Sale crevarde,
Tu m'as chopée par les tripes, et ne me lâche pas : passive, je dois supporter tes cisaillements de chair, tes rappels insistants en pleine nuit, et cette douleur sourde, triturante des viscères révulsées. Envies de vomi qui ne vient pas, sueurs froides, la torture est ton art sublime, grande prêtresse de la souffrance !
Et lorsque, quelques heures, tu laisses ta victime respirer en paix, ce n'est que ruse : on dit que le bourreau laisse ainsi reposer le supplicié, dans l'illusion de la paix retrouvée, pour mieux jouir de son désespoir quand il revient le soumettre à la question.
Je crois que je préfère infiniment la mort à la souffrance : car il est des morts simples et immédiates, instantanées, comme la balle qui détruit le cerveau ou certains accidents de voiture : j'ai déjà été victime (légère) d'un accident routier, me réveillant un quart d'heure après le choc, nez en sang, assise sur le talus, alors qu'on attendait les pompiers : 15 minutes, m'a-t-on dit, d'inconscience totale.

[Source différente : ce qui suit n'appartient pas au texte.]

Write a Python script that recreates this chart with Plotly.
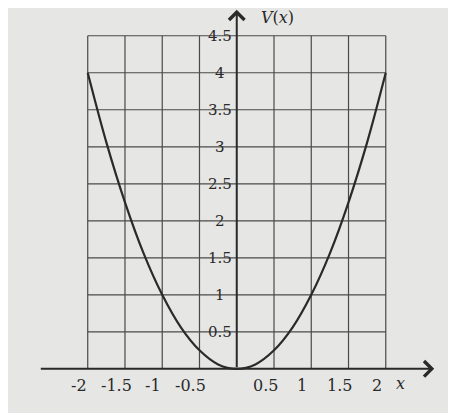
import plotly.graph_objects as go

# values
x_vals = [-2, -1.75, -1.5, -1.25, -1, -0.75, -0.5, -0.25, 0, 0.25, 0.5, 0.75, 1, 1.25, 1.5, 1.75, 2]
v_vals = [4.0, 3.06, 2.25, 1.56, 1.0, 0.56, 0.25, 0.06, 0.0, 0.06, 0.25, 0.56, 1.0, 1.56, 2.25, 3.06, 4.0]
x_ticks = [-2, -1.5, -1, -0.5, 0.5, 1, 1.5, 2]
x_tick_text = ["-2", "-1.5", "-1", "-0.5", "0.5", "1", "1.5", "2"]
y_ticks = [0.5, 1, 1.5, 2, 2.5, 3, 3.5, 4, 4.5]
y_tick_text = ["0.5", "1", "1.5", "2", "2.5", "3", "3.5", "4", "4.5"]

paper = "#e6e6e4"
ink = "#2a2a2a"
grid = "#4a4a4a"
font = "DejaVu Serif"

fig = go.Figure()
fig.add_trace(go.Scatter(x=x_vals, y=v_vals, mode="lines",
                         line=dict(color=ink, width=2.2, shape="spline"),
                         hoverinfo="skip"))

shapes = []
for gx in [-2, -1.5, -1, -0.5, 0.5, 1, 1.5, 2]:
    shapes.append(dict(type="line", x0=gx, x1=gx, y0=0, y1=4.5,
                       line=dict(color=grid, width=1.2), layer="below"))
for gy in y_ticks:
    shapes.append(dict(type="line", x0=-2, x1=2, y0=gy, y1=gy,
                       line=dict(color=grid, width=1.2), layer="below"))

annotations = []
# axes with arrows
annotations.append(dict(x=2.65, y=0, ax=-2.65, ay=0, xref="x", yref="y", axref="x", ayref="y",
                        showarrow=True, arrowhead=4, arrowsize=1.5, arrowwidth=2, arrowcolor=ink, text=""))
annotations.append(dict(x=0, y=4.85, ax=0, ay=0, xref="x", yref="y", axref="x", ayref="y",
                        showarrow=True, arrowhead=4, arrowsize=1.5, arrowwidth=2, arrowcolor=ink, text=""))
for tx, tt in zip(x_ticks, x_tick_text):
    annotations.append(dict(x=tx - 0.12, y=-0.22, text=tt, showarrow=False,
                            font=dict(family=font, size=16, color=ink)))
annotations.append(dict(x=2.2, y=-0.2, text="<i>x</i>", showarrow=False,
                        font=dict(family=font, size=16, color=ink)))
for ty, tt in zip(y_ticks, y_tick_text):
    annotations.append(dict(x=-0.22, y=ty, text=tt, showarrow=False,
                            font=dict(family=font, size=15, color=ink)))
annotations.append(dict(x=0.55, y=4.75, text="<i>V</i>(<i>x</i>)", showarrow=False,
                        font=dict(family=font, size=16, color=ink)))

fig.update_layout(
    width=456, height=413,
    margin=dict(l=0, r=0, t=0, b=0),
    paper_bgcolor=paper, plot_bgcolor=paper,
    showlegend=False,
    xaxis=dict(range=[-3.07, 3.05], visible=False, fixedrange=True),
    yaxis=dict(range=[-0.705, 4.875], visible=False, fixedrange=True),
    shapes=shapes, annotations=annotations,
)

fig.write_html("out.html")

Au lieu d'évanouie, j'aurais pu aussi bien être morte. Pour moi, c'eût été du pareil au même ! La mort n'est pas forcément liée à la souffrance physique . Et cette mort, imposée à tous, paraît inscrite dans le cycle inéluctable de la nature, comme "normale" pour tout être vivant.

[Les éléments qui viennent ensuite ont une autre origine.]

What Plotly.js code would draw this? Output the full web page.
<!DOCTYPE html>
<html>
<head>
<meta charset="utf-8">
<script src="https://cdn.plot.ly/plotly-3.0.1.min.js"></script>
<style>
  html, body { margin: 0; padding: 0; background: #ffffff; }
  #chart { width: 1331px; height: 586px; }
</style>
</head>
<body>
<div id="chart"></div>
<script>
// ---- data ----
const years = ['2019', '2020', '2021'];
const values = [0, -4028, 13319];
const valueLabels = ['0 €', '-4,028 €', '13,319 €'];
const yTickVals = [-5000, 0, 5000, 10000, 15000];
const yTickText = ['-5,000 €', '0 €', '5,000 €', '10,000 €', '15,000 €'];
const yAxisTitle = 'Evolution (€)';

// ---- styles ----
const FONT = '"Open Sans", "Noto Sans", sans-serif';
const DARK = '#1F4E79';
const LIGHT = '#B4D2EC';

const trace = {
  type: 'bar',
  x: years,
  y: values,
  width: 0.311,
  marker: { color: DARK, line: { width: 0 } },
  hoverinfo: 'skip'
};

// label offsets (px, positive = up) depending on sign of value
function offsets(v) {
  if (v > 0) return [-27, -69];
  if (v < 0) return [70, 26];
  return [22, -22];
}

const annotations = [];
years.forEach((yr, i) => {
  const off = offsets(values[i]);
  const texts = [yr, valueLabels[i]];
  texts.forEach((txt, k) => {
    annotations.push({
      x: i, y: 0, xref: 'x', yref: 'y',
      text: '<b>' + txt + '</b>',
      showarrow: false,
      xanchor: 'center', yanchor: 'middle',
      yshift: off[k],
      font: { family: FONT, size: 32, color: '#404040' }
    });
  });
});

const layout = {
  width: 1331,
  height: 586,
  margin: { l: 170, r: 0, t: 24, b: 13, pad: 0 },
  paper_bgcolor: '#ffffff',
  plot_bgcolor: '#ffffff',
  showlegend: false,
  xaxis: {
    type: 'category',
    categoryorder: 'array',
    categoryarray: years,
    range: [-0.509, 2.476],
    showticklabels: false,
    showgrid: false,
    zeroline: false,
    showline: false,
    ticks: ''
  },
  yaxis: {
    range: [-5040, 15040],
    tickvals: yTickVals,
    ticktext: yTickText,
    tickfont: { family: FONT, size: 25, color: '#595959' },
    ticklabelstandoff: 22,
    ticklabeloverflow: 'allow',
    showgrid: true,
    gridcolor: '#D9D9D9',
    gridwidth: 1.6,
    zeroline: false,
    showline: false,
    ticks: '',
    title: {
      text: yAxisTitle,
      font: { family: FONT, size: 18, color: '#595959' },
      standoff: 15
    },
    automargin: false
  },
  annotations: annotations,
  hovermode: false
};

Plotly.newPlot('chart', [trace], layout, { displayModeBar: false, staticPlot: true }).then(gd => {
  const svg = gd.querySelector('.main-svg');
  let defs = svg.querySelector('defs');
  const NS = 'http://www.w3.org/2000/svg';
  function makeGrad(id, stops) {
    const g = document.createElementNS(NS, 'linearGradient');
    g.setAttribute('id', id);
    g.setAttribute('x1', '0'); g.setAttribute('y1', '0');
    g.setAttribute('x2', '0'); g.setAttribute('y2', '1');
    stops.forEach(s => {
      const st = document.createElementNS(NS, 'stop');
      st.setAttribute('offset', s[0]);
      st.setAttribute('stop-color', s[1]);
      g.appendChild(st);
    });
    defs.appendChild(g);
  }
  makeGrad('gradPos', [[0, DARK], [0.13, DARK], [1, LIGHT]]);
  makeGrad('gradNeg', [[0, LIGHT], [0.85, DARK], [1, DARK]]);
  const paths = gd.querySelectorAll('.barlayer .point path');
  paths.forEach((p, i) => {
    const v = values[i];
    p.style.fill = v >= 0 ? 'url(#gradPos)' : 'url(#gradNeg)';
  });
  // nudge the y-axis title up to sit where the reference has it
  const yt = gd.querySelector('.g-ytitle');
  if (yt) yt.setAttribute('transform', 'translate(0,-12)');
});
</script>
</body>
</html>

Tandis que la souffrance, elle, semble inutile, de trop.
Sentir que "çà fait mal" quand on approche la main du feu, et ainsi averti, éviter plus grave : cette douleur parait alors un signal d'alarme, utile à l'imprudent. Mais pour un instant de douleur "utile", combien de souffrances transforment la nature en un immense tortionnaire !
Et dire que l'homme n'a de cesse de l'imiter, cette nature cruelle !
Lâche-moi au moins cette nuit, crevarde, que je dorme en paix...
(Incantation vaine !)
Il n'y a pas longtemps, une copine d'une copine m'a parlé du copain d'un gars qu'elle connaissait (euh, faut suivre...) et ce gars-là, il ne sentait ni la faim, ni la douleur. Il savait qu'il devait manger, mais il n'en n'avait pas envie...
C'est dans ces moments-là que je me rends compte qu'il y a des gens qui souffrent beaucoup plus que moi...
Alors je ne peux que te souhaiter du courage, et encore du courage et plein de courage... Et je t'envoie des ondes d'amitié de ma Bretagne... Allez, hop, par dessus les mers !!!